● PROBLEM DESCRIPTION
Without the pictures, write out all the lines below exactly as they appear.

● MATERIAL PROVIDED
++++++++++++++++++++

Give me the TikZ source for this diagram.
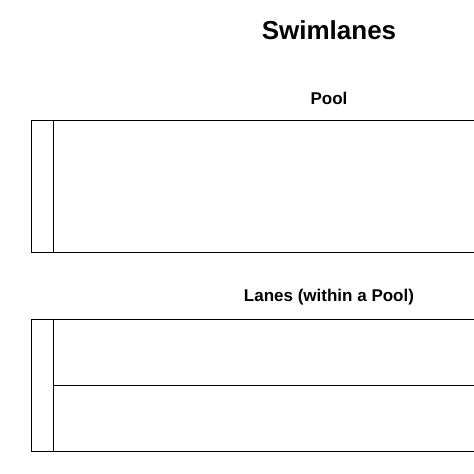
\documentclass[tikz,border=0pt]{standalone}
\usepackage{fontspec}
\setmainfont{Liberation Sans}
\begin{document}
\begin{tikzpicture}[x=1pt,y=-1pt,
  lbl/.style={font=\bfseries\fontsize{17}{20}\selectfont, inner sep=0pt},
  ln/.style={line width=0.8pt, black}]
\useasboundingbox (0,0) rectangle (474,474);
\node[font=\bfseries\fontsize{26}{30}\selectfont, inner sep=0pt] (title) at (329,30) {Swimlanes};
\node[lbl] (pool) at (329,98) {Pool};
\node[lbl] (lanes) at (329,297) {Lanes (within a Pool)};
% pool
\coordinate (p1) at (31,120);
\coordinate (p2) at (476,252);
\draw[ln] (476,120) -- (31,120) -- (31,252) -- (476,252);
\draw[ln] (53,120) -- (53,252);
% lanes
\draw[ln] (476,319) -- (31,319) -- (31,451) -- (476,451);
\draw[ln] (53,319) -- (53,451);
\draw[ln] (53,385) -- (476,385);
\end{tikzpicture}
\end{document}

++++++++++++++++++++

● REPLY TO THE EXERCISE
Give me the TikZ source for this diagram.
\documentclass[tikz,border=0pt]{standalone}
\usepackage{fontspec}
\setmainfont{Liberation Sans}
\begin{document}
\begin{tikzpicture}[x=1pt,y=-1pt,
  lbl/.style={font=\bfseries\fontsize{17}{20}\selectfont, inner sep=0pt},
  ln/.style={line width=0.8pt, black}]
\useasboundingbox (0,0) rectangle (474,474);
\node[font=\bfseries\fontsize{26}{30}\selectfont, inner sep=0pt] (title) at (329,30) {Swimlanes};
\node[lbl] (pool) at (329,98) {Pool};
\node[lbl] (lanes) at (329,297) {Lanes (within a Pool)};
% pool
\coordinate (p1) at (31,120);
\coordinate (p2) at (476,252);
\draw[ln] (476,120) -- (31,120) -- (31,252) -- (476,252);
\draw[ln] (53,120) -- (53,252);
% lanes
\draw[ln] (476,319) -- (31,319) -- (31,451) -- (476,451);
\draw[ln] (53,319) -- (53,451);
\draw[ln] (53,385) -- (476,385);
\end{tikzpicture}
\end{document}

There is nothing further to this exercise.